>> START

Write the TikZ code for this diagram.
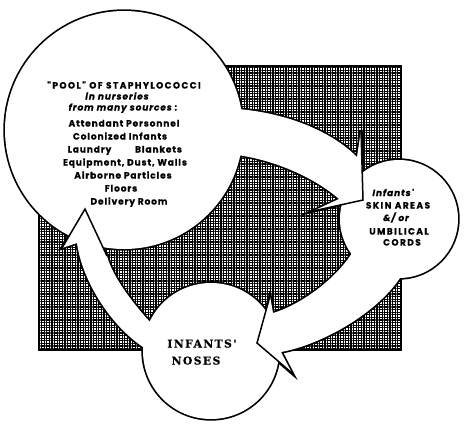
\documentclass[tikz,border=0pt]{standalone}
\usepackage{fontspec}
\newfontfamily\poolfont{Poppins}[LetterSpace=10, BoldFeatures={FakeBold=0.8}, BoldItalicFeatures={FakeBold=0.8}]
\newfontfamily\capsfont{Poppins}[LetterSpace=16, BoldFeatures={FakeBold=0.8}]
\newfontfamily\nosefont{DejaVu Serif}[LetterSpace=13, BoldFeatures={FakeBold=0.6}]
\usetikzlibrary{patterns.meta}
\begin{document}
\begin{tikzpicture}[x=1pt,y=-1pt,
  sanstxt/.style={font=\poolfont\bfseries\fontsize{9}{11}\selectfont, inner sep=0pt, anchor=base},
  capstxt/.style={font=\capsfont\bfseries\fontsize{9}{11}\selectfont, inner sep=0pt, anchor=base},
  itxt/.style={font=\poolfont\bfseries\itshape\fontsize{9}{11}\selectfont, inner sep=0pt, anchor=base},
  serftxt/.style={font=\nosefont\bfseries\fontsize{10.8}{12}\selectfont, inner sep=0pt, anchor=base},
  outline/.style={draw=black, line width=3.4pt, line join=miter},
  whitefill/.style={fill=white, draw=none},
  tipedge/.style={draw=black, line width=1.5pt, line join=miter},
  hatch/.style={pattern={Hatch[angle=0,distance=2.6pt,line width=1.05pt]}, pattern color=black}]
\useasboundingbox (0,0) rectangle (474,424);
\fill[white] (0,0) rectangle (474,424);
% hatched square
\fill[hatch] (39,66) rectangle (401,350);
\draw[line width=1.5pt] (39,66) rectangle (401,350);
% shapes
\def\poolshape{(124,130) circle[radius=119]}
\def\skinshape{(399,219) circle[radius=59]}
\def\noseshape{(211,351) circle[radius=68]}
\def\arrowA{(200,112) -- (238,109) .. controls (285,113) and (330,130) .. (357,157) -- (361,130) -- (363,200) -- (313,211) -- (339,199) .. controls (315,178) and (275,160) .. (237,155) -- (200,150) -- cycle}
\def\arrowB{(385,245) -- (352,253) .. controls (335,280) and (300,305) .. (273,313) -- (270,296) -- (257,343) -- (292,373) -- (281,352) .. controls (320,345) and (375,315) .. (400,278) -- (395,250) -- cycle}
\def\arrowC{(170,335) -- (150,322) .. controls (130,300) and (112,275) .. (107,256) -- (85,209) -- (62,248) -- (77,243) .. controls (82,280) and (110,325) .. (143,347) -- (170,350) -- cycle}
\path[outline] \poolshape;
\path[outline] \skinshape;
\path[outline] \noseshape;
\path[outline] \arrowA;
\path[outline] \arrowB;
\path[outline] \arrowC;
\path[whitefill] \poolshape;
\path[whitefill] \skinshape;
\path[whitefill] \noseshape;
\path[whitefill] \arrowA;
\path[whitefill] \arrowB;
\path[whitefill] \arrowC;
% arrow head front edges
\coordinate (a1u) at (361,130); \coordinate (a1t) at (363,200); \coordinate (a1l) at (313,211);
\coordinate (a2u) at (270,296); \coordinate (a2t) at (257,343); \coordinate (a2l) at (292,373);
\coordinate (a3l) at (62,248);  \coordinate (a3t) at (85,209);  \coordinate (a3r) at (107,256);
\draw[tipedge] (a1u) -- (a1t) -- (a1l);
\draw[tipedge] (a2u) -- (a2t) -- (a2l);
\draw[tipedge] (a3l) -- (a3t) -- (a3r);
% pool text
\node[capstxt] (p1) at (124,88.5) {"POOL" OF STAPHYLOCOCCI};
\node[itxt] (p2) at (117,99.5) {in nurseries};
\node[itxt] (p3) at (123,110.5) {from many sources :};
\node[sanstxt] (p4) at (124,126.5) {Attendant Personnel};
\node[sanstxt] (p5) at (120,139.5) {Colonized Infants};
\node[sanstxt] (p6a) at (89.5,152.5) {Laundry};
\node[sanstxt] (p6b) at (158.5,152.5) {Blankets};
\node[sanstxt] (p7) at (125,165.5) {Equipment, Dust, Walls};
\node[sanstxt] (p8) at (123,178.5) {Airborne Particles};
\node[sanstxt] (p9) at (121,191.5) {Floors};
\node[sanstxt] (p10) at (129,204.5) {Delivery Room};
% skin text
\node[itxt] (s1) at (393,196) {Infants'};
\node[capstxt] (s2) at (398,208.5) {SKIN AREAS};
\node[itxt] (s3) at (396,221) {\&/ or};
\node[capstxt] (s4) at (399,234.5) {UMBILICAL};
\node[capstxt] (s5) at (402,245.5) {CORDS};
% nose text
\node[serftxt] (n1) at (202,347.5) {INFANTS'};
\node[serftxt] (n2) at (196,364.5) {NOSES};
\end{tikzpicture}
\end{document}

>> END
>> START

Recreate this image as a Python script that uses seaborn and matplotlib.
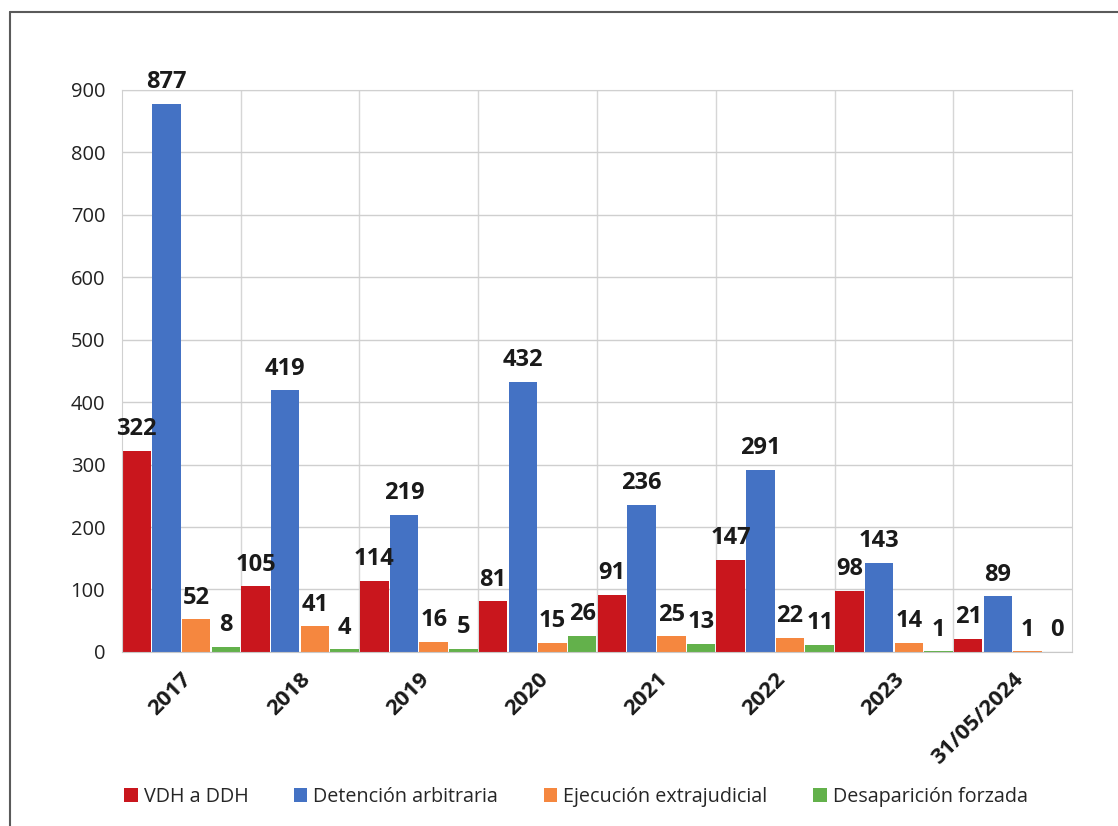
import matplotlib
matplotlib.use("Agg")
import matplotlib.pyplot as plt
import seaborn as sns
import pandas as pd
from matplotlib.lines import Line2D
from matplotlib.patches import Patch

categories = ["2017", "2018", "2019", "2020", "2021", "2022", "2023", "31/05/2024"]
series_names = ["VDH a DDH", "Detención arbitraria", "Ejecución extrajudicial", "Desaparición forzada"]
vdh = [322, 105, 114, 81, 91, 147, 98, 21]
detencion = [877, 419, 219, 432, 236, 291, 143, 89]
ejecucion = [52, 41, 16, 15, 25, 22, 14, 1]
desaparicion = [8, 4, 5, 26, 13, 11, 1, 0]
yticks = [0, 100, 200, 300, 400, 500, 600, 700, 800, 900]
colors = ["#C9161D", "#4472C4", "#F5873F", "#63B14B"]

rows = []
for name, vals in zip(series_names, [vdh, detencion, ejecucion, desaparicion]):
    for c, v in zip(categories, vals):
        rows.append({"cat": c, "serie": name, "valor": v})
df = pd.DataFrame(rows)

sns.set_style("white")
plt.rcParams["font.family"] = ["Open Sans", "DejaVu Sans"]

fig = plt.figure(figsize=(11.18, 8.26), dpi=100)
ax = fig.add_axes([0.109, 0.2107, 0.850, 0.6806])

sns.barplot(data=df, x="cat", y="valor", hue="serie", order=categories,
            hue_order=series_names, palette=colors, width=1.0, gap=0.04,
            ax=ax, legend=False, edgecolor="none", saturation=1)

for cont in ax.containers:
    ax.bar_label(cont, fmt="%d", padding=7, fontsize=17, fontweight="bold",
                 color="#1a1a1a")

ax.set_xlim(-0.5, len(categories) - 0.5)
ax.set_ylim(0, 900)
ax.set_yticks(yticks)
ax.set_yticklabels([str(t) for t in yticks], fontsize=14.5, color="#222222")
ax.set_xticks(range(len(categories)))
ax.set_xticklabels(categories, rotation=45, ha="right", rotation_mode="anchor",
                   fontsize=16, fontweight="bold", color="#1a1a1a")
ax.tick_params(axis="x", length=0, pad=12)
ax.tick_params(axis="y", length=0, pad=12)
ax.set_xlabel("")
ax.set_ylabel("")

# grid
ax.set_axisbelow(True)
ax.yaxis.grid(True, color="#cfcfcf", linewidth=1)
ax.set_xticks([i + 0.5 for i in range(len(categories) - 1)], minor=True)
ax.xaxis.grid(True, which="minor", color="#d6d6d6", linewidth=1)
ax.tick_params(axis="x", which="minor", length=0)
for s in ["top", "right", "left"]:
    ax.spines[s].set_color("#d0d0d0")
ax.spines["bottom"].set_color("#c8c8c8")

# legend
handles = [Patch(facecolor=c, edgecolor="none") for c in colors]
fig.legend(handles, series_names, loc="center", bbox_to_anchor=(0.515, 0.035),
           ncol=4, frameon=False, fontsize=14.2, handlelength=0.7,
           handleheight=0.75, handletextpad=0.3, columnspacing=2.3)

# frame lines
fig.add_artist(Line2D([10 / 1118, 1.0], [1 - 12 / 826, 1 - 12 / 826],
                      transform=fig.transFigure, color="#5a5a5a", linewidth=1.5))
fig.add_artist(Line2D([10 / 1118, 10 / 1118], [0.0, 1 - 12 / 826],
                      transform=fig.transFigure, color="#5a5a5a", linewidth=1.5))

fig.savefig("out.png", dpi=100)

>> END
>> START

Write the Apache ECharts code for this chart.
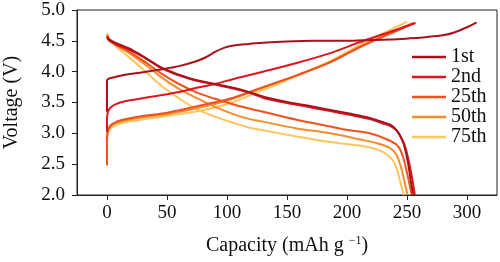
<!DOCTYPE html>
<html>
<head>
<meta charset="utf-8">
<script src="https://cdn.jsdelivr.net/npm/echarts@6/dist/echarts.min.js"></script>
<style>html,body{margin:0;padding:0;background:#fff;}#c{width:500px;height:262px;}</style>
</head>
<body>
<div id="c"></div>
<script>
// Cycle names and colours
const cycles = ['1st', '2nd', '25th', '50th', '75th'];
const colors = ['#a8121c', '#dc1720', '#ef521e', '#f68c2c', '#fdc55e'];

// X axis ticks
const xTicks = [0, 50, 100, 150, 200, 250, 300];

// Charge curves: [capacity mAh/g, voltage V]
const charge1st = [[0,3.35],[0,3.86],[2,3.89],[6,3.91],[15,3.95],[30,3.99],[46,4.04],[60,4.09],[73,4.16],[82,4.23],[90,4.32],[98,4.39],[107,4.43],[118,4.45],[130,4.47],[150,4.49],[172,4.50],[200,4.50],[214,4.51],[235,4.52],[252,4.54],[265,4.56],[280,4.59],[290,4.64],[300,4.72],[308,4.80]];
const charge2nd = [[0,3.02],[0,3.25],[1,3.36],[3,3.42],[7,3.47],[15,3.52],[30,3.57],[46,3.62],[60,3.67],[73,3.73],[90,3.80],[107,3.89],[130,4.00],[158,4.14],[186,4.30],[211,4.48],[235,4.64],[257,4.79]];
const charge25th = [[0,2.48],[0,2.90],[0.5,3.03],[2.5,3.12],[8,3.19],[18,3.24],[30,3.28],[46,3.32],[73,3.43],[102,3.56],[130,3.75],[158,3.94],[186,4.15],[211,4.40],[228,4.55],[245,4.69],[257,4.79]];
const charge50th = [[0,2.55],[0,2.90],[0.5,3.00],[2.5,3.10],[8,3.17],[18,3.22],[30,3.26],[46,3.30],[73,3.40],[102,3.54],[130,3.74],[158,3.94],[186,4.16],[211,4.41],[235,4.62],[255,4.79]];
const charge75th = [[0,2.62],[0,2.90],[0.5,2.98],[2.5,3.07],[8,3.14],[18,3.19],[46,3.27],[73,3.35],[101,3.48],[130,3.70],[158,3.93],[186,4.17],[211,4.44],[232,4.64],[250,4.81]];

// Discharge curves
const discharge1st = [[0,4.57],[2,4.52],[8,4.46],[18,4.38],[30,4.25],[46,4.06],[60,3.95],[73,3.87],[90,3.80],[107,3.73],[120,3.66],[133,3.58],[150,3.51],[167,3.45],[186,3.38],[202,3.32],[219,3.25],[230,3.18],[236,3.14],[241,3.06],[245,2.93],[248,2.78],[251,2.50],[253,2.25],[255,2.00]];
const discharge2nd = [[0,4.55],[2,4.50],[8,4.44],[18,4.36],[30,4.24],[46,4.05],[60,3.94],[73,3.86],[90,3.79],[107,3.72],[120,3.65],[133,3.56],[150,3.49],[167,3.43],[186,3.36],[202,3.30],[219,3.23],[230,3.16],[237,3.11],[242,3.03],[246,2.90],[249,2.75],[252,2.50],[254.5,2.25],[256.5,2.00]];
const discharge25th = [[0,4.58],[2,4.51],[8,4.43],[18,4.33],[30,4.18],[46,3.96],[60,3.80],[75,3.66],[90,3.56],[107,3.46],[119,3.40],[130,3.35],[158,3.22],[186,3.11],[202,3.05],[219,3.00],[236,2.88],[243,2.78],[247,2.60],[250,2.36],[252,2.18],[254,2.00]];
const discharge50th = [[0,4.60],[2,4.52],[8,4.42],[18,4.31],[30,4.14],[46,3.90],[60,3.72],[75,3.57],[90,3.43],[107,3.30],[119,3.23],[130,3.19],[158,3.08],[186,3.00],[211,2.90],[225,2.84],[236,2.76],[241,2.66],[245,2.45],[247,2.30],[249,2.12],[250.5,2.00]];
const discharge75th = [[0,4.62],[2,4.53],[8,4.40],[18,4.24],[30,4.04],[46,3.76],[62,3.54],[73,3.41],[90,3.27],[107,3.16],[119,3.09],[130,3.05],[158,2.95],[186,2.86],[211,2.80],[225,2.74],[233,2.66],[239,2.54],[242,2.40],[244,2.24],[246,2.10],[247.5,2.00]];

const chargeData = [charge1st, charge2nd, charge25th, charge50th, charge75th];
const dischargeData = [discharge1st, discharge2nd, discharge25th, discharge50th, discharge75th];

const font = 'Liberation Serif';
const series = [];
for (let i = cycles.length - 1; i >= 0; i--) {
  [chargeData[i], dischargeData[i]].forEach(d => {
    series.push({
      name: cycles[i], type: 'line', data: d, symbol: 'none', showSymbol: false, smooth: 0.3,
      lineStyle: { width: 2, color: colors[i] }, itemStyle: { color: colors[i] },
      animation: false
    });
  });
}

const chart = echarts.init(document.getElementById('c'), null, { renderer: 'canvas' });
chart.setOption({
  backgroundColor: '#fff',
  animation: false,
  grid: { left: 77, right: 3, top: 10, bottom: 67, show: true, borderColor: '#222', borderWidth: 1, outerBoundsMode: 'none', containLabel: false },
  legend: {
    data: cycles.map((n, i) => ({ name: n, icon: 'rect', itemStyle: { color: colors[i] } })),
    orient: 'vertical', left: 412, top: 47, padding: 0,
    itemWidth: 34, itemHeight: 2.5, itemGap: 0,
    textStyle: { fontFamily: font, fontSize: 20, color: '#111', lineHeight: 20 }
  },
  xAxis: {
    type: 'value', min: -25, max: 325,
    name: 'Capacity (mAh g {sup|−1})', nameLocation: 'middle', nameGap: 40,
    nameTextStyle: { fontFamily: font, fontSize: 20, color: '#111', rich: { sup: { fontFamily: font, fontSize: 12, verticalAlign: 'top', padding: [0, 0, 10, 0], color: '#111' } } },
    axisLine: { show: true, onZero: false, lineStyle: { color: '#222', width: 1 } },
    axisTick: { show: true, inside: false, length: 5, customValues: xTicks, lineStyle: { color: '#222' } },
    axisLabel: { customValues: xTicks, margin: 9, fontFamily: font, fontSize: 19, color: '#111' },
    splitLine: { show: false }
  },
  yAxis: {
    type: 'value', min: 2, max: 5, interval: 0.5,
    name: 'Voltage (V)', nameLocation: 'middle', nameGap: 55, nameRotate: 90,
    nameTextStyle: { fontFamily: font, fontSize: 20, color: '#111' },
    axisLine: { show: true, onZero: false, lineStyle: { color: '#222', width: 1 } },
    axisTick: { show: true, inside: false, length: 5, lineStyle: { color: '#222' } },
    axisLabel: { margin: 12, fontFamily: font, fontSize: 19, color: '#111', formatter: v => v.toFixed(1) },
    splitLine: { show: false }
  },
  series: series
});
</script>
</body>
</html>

>> END

[What you need to do]: Write out again exactly the lines above from the one with "Write the Apache ECharts code for this chart." through the one with "const xTicks = [0, 50, 100, 150, 200, 250, 300];", adding no other lines and no pictures.

[Answer to the exercise]:
Write the Apache ECharts code for this chart.
<!DOCTYPE html>
<html>
<head>
<meta charset="utf-8">
<script src="https://cdn.jsdelivr.net/npm/echarts@6/dist/echarts.min.js"></script>
<style>html,body{margin:0;padding:0;background:#fff;}#c{width:500px;height:262px;}</style>
</head>
<body>
<div id="c"></div>
<script>
// Cycle names and colours
const cycles = ['1st', '2nd', '25th', '50th', '75th'];
const colors = ['#a8121c', '#dc1720', '#ef521e', '#f68c2c', '#fdc55e'];

// X axis ticks
const xTicks = [0, 50, 100, 150, 200, 250, 300];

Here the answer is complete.